>> begin Source material

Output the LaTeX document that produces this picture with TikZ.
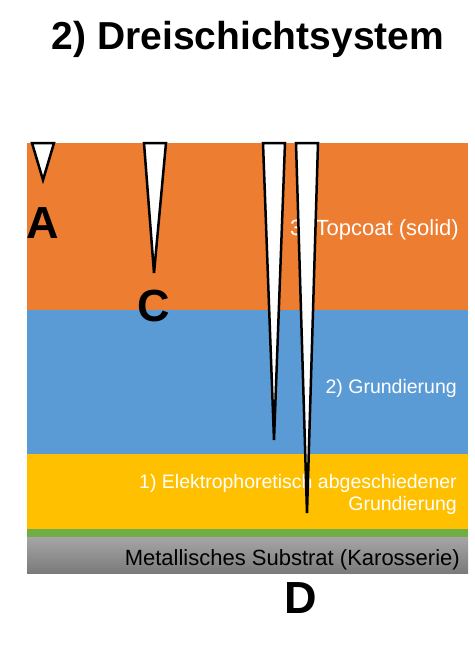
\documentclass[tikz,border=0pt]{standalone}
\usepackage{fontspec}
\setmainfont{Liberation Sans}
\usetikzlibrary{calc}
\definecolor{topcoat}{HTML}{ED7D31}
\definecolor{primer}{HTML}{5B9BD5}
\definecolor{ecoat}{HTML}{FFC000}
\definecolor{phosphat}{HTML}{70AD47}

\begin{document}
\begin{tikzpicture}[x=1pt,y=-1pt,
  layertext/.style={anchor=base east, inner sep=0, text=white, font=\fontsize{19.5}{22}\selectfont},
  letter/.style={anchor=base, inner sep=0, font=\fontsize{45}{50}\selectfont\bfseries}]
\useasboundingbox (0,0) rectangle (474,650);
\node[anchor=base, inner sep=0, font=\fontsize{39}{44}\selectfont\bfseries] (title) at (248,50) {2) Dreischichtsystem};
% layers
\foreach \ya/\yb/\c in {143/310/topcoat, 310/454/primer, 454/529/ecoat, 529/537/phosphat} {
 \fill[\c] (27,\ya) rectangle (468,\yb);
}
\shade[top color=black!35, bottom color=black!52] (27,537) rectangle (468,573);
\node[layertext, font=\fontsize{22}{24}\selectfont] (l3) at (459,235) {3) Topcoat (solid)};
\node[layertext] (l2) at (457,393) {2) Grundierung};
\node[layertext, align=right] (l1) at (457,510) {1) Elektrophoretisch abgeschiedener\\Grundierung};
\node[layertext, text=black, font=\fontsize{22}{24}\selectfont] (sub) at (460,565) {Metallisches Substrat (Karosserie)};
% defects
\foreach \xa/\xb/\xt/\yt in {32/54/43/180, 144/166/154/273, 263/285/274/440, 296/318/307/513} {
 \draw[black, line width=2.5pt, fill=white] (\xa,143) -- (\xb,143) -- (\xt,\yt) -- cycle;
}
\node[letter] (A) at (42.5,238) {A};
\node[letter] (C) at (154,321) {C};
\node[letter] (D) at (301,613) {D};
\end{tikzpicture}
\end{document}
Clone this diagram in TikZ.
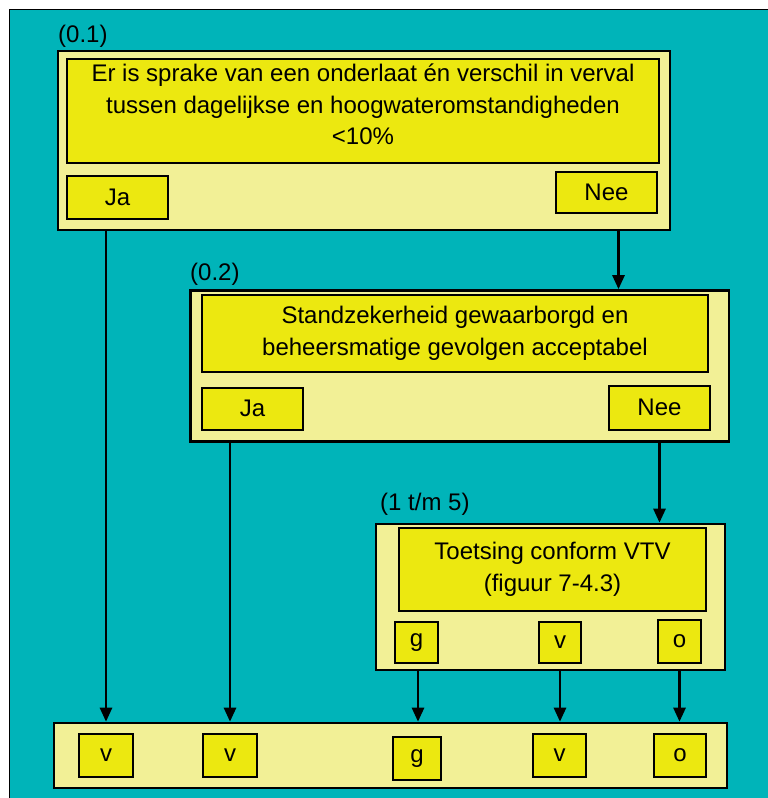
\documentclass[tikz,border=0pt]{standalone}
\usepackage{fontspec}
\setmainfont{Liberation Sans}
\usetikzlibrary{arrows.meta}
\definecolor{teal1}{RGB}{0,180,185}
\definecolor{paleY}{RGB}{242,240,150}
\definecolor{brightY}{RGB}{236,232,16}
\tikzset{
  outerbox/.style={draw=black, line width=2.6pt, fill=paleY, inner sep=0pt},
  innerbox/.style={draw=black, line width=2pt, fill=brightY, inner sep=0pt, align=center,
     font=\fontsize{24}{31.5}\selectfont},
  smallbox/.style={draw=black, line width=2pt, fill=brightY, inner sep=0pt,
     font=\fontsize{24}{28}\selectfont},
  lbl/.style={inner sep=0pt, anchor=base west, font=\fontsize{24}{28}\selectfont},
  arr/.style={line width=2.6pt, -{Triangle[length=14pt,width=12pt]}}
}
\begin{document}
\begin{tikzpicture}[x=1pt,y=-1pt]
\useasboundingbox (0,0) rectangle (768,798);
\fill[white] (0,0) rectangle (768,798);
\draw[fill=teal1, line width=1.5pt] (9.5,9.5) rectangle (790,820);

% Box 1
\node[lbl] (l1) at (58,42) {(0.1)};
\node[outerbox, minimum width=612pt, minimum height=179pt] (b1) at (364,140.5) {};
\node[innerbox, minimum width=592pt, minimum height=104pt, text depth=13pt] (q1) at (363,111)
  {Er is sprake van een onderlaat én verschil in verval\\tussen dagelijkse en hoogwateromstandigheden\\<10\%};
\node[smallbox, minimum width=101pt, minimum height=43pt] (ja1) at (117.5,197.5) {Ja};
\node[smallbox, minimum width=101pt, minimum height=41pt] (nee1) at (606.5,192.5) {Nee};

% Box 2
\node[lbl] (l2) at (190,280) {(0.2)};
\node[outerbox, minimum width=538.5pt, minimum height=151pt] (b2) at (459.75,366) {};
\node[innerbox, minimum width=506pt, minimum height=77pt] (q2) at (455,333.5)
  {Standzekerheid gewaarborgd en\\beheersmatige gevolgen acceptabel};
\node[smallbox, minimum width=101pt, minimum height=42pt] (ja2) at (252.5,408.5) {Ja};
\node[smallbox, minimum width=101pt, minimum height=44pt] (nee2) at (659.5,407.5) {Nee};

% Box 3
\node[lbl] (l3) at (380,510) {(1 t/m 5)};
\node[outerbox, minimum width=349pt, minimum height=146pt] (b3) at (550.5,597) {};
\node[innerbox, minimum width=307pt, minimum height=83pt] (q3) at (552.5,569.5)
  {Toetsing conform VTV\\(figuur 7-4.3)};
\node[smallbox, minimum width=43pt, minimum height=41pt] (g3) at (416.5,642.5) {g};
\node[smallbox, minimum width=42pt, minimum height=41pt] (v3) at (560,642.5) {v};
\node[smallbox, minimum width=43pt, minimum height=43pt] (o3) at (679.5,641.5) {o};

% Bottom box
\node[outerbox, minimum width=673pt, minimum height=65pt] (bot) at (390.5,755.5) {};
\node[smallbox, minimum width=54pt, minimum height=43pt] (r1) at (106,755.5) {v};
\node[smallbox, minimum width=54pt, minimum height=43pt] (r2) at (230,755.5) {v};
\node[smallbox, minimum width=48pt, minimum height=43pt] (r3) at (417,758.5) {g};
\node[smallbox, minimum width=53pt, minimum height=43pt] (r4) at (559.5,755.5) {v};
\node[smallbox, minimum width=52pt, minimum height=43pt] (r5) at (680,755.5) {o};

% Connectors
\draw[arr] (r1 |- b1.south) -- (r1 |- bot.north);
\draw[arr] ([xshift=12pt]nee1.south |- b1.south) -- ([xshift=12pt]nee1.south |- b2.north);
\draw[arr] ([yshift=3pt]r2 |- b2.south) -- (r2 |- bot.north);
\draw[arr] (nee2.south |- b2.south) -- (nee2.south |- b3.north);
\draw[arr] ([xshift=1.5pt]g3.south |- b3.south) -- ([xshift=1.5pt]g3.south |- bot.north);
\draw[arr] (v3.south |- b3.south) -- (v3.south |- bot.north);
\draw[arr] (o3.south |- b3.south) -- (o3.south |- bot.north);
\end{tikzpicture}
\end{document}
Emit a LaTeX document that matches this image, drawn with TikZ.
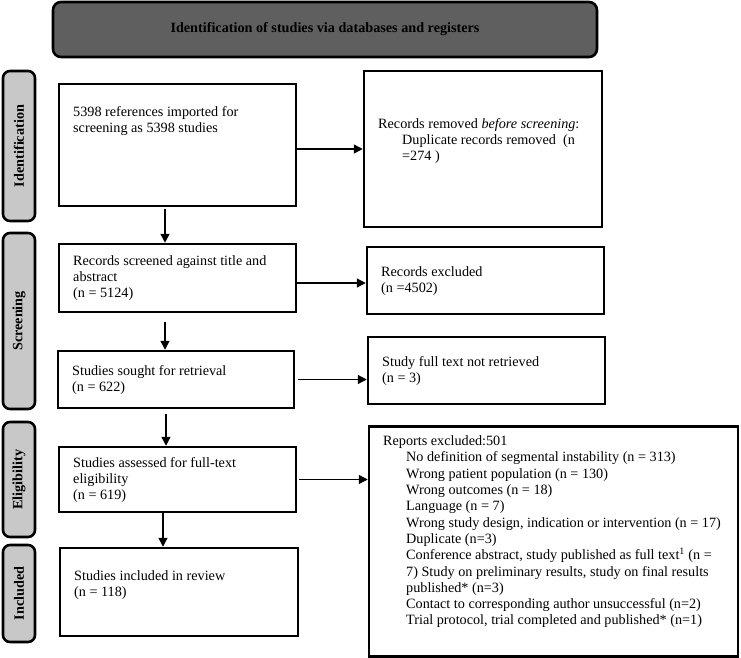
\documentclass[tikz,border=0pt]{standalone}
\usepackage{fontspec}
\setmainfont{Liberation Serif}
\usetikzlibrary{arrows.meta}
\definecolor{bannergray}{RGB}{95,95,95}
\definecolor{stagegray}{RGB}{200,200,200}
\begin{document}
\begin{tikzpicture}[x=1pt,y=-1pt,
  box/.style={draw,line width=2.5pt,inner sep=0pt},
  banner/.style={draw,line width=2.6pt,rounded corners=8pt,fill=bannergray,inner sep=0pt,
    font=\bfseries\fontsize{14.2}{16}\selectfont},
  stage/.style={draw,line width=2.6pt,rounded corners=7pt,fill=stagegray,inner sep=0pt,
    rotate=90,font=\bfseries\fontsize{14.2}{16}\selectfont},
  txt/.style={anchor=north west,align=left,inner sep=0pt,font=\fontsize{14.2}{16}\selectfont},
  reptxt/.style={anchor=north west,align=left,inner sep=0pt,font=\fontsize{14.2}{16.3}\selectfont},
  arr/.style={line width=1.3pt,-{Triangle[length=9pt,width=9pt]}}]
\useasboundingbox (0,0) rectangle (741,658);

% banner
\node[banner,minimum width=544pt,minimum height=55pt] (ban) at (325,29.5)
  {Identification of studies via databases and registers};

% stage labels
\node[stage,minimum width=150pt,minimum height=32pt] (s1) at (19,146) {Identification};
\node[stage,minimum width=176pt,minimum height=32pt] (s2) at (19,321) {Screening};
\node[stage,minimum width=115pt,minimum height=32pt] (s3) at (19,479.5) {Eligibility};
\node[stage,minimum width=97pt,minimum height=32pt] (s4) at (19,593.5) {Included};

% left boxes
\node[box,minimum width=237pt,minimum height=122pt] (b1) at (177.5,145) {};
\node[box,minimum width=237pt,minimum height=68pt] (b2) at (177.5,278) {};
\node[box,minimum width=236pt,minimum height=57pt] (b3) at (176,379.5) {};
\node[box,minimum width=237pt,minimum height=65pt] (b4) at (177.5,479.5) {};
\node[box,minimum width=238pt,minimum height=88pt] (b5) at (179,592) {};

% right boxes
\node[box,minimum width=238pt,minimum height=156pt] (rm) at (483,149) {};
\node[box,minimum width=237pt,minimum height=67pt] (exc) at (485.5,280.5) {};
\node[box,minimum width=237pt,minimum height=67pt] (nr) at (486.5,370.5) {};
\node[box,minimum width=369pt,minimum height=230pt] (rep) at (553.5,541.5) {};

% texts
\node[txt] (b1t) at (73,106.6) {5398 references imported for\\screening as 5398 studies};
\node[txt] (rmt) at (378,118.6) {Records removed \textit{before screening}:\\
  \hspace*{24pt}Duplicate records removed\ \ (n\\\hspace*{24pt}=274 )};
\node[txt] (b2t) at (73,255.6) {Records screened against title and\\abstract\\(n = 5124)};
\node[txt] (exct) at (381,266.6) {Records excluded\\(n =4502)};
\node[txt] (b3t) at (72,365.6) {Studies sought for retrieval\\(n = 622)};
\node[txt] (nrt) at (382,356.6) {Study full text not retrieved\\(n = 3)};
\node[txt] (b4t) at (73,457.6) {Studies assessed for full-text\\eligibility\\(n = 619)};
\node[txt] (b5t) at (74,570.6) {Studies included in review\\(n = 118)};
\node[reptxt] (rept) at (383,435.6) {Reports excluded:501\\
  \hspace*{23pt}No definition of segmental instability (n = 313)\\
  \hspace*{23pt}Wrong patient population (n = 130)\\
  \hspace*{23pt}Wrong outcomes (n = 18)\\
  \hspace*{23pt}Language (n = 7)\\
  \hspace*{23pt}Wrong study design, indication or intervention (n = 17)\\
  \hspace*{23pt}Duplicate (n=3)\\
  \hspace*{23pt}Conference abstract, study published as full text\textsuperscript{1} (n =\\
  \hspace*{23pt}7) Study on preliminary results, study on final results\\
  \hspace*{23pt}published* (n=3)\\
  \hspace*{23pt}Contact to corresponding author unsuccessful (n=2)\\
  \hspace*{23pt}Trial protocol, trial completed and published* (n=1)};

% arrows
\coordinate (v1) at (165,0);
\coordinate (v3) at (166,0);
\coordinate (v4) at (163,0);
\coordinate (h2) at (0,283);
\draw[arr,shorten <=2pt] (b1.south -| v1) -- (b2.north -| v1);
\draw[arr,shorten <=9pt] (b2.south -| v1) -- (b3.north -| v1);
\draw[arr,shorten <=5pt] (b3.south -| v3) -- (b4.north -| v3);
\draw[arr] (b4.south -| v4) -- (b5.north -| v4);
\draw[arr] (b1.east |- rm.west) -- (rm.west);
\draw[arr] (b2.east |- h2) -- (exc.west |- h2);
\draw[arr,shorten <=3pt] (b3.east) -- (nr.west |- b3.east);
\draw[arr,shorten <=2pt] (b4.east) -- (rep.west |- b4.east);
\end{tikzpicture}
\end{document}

>> end Source material

- **Task requirements**
Using the entries above, return each line in which the word "LaTeX" occurs.

- **Exercise output**
Output the LaTeX document that produces this picture with TikZ.
Emit a LaTeX document that matches this image, drawn with TikZ.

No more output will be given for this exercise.